WHAT YOU WILL DO: Pictures do not belong in the copy; quote every entry below exactly.

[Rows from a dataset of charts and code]

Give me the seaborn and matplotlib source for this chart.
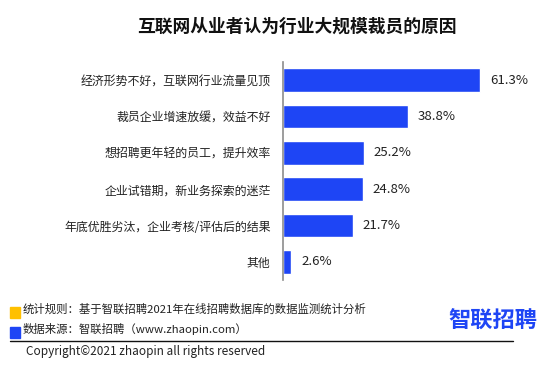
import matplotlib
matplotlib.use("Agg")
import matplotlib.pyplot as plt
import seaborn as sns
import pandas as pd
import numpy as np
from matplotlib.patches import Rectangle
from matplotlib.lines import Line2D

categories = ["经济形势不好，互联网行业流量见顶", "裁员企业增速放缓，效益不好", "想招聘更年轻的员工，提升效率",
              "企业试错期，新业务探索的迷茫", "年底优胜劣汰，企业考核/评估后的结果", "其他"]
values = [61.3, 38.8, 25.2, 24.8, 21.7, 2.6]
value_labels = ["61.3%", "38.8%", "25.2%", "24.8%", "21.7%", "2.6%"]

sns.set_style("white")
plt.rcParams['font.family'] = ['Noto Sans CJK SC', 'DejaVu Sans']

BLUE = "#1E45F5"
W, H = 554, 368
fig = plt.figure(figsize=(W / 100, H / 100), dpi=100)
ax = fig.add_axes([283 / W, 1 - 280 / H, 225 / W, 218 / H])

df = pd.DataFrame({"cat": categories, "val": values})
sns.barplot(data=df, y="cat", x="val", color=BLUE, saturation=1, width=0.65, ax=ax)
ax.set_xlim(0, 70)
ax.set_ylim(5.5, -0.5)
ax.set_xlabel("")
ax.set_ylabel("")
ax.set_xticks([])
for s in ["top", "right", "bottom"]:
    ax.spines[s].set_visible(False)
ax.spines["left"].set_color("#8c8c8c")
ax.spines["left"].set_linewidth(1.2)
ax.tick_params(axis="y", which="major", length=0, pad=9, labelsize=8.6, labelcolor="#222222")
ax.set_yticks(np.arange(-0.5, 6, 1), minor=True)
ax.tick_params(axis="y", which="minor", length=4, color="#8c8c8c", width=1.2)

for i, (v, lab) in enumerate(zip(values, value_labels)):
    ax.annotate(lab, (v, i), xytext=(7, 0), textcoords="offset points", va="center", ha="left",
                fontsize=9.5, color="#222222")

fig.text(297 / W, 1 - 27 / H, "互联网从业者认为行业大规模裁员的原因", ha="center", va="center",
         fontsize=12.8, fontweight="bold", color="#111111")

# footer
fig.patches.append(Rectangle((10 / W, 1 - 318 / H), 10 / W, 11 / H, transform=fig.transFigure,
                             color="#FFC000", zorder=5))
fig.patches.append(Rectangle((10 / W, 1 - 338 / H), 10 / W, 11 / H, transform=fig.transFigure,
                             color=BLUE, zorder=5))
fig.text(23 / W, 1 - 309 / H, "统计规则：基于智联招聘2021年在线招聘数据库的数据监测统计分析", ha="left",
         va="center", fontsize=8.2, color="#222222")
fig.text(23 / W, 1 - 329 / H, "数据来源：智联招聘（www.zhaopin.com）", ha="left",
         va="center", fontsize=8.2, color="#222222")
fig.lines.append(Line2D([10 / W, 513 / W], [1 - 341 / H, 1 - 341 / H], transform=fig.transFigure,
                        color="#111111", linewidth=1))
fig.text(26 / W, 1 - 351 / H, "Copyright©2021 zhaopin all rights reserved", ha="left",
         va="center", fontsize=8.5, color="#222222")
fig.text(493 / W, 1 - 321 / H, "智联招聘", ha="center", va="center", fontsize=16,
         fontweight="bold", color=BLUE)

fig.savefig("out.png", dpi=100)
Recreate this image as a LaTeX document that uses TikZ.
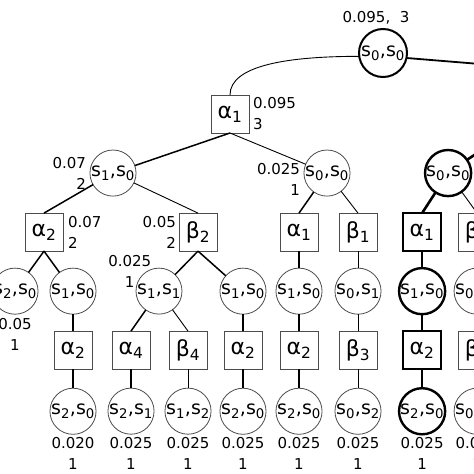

CORRECT ANSWER:
Give me the seaborn and matplotlib source for this chart.
import matplotlib
matplotlib.use("Agg")
import matplotlib.pyplot as plt
import seaborn as sns
import pandas as pd
import numpy as np
from matplotlib.patches import Rectangle
from matplotlib.lines import Line2D

categories = ["经济形势不好，互联网行业流量见顶", "裁员企业增速放缓，效益不好", "想招聘更年轻的员工，提升效率",
              "企业试错期，新业务探索的迷茫", "年底优胜劣汰，企业考核/评估后的结果", "其他"]
values = [61.3, 38.8, 25.2, 24.8, 21.7, 2.6]
value_labels = ["61.3%", "38.8%", "25.2%", "24.8%", "21.7%", "2.6%"]

sns.set_style("white")
plt.rcParams['font.family'] = ['Noto Sans CJK SC', 'DejaVu Sans']

BLUE = "#1E45F5"
W, H = 554, 368
fig = plt.figure(figsize=(W / 100, H / 100), dpi=100)
ax = fig.add_axes([283 / W, 1 - 280 / H, 225 / W, 218 / H])

df = pd.DataFrame({"cat": categories, "val": values})
sns.barplot(data=df, y="cat", x="val", color=BLUE, saturation=1, width=0.65, ax=ax)
ax.set_xlim(0, 70)
ax.set_ylim(5.5, -0.5)
ax.set_xlabel("")
ax.set_ylabel("")
ax.set_xticks([])
for s in ["top", "right", "bottom"]:
    ax.spines[s].set_visible(False)
ax.spines["left"].set_color("#8c8c8c")
ax.spines["left"].set_linewidth(1.2)
ax.tick_params(axis="y", which="major", length=0, pad=9, labelsize=8.6, labelcolor="#222222")
ax.set_yticks(np.arange(-0.5, 6, 1), minor=True)
ax.tick_params(axis="y", which="minor", length=4, color="#8c8c8c", width=1.2)

for i, (v, lab) in enumerate(zip(values, value_labels)):
    ax.annotate(lab, (v, i), xytext=(7, 0), textcoords="offset points", va="center", ha="left",
                fontsize=9.5, color="#222222")

fig.text(297 / W, 1 - 27 / H, "互联网从业者认为行业大规模裁员的原因", ha="center", va="center",
         fontsize=12.8, fontweight="bold", color="#111111")

# footer
fig.patches.append(Rectangle((10 / W, 1 - 318 / H), 10 / W, 11 / H, transform=fig.transFigure,
                             color="#FFC000", zorder=5))
fig.patches.append(Rectangle((10 / W, 1 - 338 / H), 10 / W, 11 / H, transform=fig.transFigure,
                             color=BLUE, zorder=5))
fig.text(23 / W, 1 - 309 / H, "统计规则：基于智联招聘2021年在线招聘数据库的数据监测统计分析", ha="left",
         va="center", fontsize=8.2, color="#222222")
fig.text(23 / W, 1 - 329 / H, "数据来源：智联招聘（www.zhaopin.com）", ha="left",
         va="center", fontsize=8.2, color="#222222")
fig.lines.append(Line2D([10 / W, 513 / W], [1 - 341 / H, 1 - 341 / H], transform=fig.transFigure,
                        color="#111111", linewidth=1))
fig.text(26 / W, 1 - 351 / H, "Copyright©2021 zhaopin all rights reserved", ha="left",
         va="center", fontsize=8.5, color="#222222")
fig.text(493 / W, 1 - 321 / H, "智联招聘", ha="center", va="center", fontsize=16,
         fontweight="bold", color=BLUE)

fig.savefig("out.png", dpi=100)
Recreate this image as a LaTeX document that uses TikZ.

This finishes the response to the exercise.